#### [What to work on]
Look through the data and write out every line with the word "this" in it.

#### [Data lines]
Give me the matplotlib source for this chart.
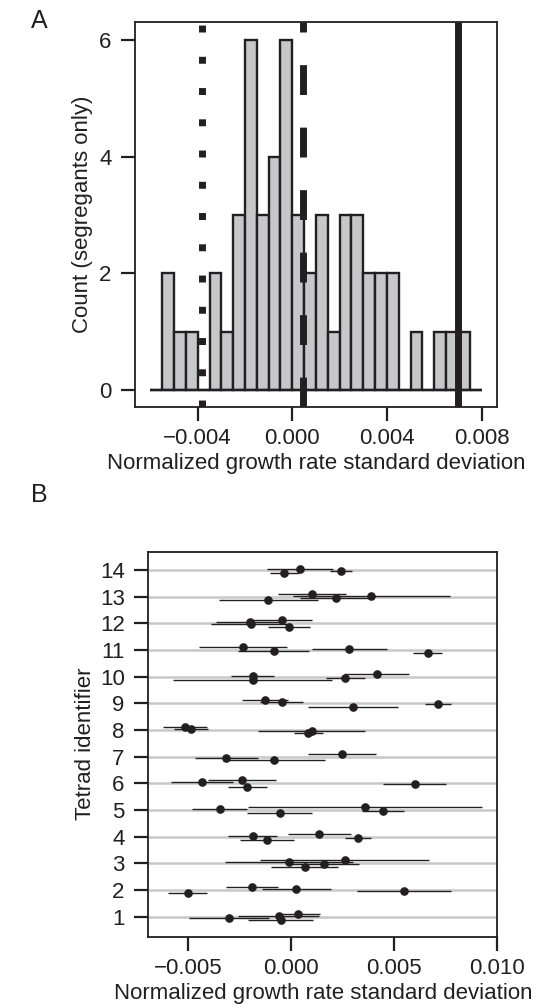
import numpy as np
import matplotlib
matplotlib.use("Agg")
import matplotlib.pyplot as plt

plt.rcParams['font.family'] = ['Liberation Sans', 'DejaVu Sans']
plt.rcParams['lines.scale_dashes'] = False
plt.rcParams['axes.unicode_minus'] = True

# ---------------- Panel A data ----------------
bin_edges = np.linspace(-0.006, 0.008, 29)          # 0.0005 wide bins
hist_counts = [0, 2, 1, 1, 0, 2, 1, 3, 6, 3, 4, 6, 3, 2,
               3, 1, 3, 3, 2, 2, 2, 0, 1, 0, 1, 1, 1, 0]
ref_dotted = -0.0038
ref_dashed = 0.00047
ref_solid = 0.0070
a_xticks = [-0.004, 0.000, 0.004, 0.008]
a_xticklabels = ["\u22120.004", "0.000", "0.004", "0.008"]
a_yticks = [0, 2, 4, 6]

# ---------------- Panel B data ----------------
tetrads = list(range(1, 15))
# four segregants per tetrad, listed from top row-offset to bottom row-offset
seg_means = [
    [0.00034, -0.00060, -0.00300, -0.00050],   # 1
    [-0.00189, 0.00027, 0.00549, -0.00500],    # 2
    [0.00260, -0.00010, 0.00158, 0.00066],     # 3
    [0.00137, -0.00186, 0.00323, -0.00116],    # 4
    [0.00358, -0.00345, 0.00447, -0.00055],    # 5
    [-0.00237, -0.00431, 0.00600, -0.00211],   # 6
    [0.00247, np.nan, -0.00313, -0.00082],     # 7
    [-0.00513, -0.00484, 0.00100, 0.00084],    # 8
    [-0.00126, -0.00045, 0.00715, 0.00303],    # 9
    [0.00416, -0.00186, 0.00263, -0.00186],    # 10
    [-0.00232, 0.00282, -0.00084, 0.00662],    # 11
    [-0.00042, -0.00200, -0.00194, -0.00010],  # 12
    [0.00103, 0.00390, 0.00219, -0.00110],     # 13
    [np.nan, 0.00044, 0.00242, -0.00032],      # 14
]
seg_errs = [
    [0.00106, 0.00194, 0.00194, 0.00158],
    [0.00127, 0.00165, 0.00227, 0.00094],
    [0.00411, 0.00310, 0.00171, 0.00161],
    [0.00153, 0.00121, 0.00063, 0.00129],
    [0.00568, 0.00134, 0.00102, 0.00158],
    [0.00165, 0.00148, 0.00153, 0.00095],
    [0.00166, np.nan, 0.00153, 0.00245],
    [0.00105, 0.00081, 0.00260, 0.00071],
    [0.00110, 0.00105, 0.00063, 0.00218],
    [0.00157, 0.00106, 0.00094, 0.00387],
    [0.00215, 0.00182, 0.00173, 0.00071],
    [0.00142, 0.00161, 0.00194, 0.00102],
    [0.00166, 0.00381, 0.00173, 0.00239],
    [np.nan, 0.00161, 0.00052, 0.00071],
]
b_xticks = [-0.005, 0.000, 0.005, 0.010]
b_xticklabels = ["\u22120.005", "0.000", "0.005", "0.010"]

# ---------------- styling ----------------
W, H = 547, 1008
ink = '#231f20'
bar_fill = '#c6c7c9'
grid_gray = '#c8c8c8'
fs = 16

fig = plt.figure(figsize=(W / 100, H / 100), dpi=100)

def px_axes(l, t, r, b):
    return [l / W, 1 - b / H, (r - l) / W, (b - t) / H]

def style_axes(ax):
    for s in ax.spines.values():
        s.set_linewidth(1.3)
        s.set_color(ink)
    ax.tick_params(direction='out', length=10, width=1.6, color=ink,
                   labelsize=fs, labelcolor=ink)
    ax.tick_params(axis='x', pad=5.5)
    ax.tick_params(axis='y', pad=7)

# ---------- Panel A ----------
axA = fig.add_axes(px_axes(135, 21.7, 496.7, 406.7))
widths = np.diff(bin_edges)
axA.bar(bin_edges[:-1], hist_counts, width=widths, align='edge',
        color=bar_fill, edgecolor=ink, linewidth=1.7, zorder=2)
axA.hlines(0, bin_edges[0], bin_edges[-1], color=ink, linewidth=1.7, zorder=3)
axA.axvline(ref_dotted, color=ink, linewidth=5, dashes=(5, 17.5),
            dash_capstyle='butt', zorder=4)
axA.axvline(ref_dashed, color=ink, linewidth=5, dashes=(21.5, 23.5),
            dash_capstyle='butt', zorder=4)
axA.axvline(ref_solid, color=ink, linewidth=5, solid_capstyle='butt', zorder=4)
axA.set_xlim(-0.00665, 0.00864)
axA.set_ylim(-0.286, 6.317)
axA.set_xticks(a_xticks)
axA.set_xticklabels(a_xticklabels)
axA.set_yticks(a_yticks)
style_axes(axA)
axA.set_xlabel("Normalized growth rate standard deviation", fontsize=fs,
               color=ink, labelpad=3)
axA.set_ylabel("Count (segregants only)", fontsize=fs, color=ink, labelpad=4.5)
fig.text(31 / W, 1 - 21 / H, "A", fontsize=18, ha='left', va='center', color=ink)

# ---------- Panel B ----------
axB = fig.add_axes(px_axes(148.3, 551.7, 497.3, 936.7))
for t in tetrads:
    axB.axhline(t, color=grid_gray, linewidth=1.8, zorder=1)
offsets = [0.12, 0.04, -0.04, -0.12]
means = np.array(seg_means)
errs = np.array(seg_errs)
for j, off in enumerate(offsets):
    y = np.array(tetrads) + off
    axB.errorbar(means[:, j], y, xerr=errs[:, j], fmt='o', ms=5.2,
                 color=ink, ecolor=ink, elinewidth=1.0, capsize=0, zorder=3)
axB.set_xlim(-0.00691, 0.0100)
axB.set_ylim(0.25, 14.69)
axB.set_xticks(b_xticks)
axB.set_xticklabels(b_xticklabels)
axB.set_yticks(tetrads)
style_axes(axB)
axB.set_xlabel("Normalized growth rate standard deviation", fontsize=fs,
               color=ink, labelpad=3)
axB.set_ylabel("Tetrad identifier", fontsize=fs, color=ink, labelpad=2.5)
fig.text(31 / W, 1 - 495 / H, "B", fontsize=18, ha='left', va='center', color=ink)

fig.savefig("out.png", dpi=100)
==
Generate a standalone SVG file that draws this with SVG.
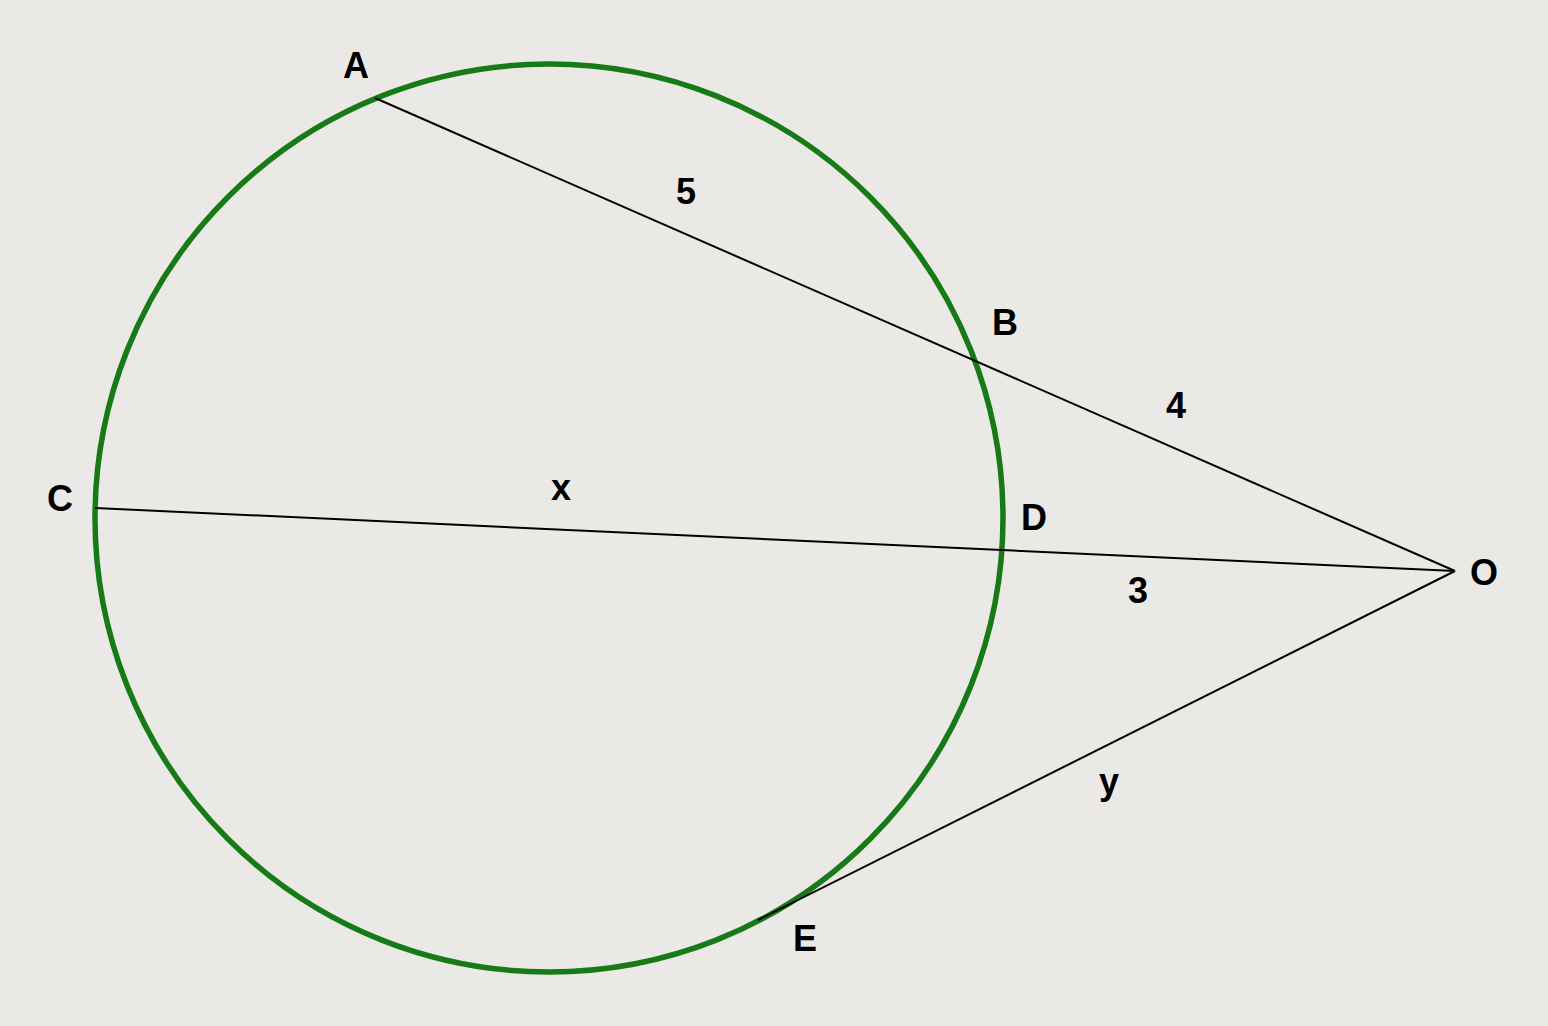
==
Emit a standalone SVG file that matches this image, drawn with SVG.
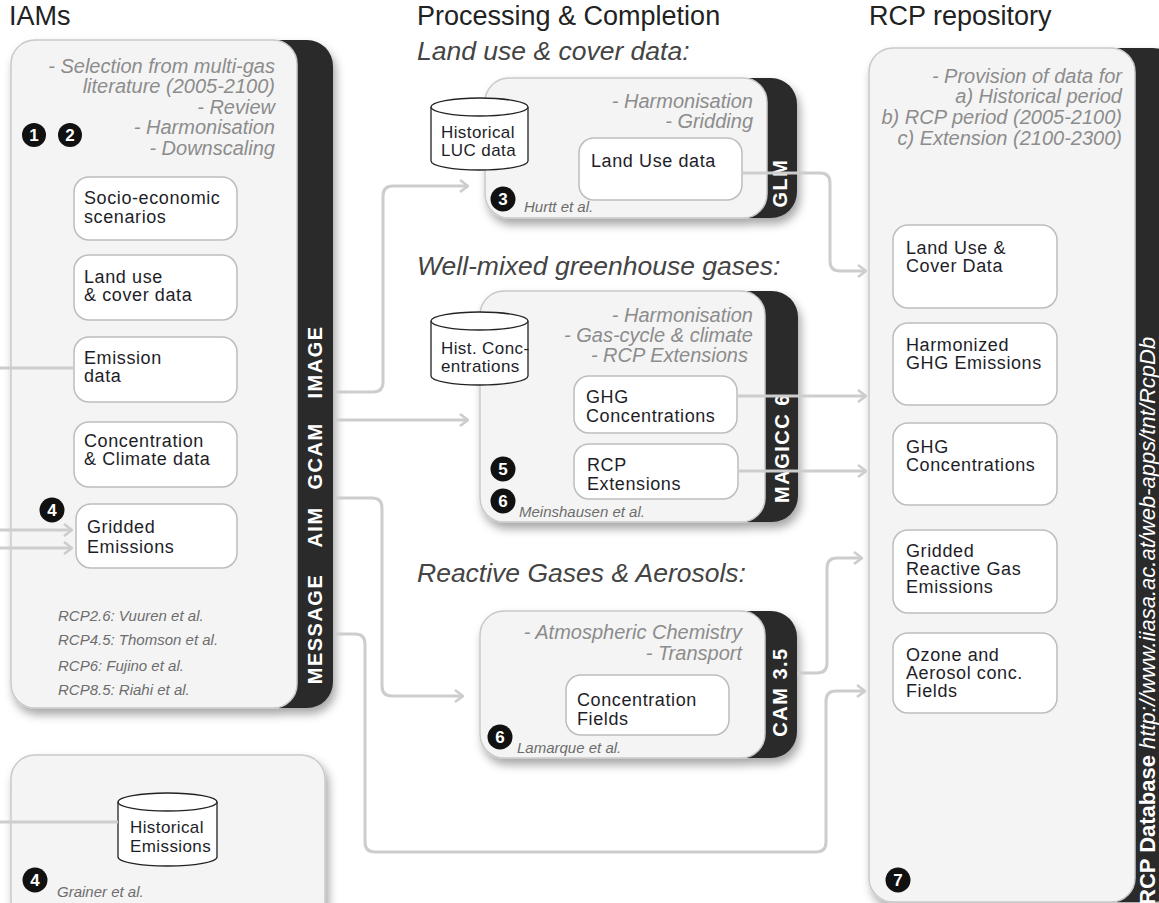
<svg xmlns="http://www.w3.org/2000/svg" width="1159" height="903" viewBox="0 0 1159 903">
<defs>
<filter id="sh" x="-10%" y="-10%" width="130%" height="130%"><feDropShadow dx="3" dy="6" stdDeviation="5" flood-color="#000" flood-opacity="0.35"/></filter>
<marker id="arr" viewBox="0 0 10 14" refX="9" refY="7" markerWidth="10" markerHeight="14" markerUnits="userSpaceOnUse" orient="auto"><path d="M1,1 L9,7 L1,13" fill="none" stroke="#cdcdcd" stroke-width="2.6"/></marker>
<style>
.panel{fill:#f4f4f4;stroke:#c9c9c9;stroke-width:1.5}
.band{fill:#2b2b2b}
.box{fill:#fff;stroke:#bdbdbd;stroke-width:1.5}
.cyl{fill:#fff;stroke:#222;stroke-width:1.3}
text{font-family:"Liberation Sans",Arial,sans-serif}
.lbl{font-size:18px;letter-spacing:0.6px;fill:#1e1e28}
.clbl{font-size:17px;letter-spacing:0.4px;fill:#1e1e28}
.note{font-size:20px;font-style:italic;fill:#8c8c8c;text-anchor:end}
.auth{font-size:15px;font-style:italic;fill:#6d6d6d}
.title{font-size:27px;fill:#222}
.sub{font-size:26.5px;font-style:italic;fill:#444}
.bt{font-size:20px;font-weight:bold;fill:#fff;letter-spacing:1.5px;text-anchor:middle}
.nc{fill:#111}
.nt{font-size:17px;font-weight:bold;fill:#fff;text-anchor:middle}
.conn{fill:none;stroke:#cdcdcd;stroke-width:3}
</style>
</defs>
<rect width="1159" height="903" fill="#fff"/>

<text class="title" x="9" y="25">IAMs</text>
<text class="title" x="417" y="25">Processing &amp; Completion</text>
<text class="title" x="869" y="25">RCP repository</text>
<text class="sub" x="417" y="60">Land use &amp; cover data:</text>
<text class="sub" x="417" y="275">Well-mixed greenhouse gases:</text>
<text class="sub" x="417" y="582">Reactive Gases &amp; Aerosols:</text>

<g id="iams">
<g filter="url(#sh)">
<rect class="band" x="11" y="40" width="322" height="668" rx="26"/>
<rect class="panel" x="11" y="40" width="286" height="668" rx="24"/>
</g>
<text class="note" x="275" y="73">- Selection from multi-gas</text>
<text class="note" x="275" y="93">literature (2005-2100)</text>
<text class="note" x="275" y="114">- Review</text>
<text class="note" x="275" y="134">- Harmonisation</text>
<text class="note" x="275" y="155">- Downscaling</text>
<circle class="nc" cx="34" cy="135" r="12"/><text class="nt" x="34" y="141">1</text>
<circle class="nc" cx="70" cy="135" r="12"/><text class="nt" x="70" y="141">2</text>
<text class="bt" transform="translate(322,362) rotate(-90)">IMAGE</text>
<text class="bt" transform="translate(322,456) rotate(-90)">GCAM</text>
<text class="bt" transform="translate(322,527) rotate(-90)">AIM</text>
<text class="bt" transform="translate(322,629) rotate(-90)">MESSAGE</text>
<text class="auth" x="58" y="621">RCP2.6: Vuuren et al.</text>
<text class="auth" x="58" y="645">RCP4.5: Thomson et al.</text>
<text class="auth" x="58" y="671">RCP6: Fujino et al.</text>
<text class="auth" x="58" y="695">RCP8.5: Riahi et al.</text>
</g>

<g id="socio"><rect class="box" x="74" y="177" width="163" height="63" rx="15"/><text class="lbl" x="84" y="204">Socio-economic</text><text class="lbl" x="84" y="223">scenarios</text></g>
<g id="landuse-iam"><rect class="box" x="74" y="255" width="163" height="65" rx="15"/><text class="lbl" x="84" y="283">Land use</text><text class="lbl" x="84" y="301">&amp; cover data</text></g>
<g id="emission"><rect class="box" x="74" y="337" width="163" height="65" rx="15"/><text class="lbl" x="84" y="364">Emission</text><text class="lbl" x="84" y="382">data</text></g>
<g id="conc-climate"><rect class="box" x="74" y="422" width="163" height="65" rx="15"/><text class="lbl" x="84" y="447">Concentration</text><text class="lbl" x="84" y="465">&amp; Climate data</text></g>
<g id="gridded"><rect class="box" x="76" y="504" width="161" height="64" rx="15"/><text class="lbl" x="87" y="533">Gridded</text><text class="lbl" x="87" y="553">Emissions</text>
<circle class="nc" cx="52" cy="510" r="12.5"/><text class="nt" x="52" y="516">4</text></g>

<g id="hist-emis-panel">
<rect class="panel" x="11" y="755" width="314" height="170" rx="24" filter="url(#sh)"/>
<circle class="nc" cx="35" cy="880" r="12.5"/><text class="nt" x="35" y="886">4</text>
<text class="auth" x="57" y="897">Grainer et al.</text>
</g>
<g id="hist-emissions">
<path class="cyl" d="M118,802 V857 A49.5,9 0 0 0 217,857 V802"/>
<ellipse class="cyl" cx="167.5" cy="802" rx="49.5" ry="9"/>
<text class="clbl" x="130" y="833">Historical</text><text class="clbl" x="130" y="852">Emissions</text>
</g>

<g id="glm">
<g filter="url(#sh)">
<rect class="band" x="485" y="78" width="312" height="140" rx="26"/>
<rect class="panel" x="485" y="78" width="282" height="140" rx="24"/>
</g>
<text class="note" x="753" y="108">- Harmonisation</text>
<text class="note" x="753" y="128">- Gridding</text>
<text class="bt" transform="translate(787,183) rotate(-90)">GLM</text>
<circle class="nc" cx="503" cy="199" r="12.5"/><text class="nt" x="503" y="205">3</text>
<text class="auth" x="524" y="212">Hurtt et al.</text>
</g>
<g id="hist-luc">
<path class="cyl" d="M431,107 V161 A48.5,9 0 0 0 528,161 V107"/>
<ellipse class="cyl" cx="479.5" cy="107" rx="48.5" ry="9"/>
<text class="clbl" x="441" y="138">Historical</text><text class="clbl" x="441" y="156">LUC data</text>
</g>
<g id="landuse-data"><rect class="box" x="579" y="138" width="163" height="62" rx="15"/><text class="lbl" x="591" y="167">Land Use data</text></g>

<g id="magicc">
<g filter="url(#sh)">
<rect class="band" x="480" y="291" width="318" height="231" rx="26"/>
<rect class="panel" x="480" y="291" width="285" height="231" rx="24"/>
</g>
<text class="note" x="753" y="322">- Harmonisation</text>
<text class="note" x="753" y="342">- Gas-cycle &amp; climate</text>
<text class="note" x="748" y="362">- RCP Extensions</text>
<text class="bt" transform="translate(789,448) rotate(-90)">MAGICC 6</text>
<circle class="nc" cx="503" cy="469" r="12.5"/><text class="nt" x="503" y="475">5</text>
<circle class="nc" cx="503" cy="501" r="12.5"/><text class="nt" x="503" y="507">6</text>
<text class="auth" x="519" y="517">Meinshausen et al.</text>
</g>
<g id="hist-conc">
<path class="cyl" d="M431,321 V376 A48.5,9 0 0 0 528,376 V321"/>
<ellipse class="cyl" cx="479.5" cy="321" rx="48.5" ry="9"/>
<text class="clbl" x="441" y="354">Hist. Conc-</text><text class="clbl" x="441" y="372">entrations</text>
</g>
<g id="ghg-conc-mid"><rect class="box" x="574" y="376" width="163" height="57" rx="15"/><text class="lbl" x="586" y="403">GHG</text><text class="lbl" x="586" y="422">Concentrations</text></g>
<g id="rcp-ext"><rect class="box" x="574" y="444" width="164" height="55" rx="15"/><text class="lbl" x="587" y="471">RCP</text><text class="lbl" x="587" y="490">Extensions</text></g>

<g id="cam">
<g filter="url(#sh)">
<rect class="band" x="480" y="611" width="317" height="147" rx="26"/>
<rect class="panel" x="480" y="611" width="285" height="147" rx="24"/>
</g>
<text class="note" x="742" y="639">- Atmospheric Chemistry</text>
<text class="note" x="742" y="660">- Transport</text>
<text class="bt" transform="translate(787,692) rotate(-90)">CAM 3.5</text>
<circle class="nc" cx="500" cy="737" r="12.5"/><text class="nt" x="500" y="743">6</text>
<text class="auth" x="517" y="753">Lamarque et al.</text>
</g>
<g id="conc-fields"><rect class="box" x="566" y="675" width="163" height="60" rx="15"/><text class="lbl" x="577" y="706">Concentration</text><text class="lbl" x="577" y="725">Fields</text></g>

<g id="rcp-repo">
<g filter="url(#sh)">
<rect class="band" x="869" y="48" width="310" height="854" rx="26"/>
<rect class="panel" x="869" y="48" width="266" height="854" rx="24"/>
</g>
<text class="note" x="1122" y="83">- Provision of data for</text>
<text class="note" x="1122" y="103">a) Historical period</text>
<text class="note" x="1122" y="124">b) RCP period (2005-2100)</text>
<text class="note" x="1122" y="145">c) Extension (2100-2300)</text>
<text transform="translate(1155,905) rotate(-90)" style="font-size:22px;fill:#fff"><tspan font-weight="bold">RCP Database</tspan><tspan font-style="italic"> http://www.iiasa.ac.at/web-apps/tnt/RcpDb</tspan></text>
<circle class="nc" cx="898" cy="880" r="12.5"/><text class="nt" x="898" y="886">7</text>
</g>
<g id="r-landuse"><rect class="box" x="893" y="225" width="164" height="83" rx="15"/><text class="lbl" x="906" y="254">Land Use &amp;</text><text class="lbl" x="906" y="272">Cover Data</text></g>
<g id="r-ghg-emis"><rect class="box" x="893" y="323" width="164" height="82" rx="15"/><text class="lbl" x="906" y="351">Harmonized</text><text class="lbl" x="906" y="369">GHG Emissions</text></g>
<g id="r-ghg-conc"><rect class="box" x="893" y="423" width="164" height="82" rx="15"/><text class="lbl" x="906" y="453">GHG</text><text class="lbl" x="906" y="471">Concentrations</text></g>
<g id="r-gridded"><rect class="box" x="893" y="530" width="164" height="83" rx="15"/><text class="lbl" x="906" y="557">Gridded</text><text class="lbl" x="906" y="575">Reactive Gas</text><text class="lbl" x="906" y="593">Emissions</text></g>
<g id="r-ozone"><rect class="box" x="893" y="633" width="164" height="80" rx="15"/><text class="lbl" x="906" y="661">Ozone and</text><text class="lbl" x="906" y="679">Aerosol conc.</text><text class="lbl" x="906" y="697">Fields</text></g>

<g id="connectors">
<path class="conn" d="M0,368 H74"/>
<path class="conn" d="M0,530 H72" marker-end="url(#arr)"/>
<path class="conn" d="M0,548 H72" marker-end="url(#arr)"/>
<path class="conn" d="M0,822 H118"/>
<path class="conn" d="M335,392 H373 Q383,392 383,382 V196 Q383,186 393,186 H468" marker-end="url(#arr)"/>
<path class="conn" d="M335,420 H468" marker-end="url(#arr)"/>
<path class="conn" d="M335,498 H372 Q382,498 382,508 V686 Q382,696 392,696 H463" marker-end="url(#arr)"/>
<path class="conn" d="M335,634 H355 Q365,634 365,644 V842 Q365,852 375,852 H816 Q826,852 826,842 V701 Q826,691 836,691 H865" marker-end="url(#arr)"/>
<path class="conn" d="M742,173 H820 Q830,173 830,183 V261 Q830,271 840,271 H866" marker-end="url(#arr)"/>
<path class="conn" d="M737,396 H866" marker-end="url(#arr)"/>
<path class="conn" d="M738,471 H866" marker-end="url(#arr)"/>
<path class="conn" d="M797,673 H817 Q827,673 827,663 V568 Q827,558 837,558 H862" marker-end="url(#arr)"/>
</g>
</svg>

#### [Result]
Give me the matplotlib source for this chart.
Generate a standalone SVG file that draws this with SVG.
Emit a standalone SVG file that matches this image, drawn with SVG.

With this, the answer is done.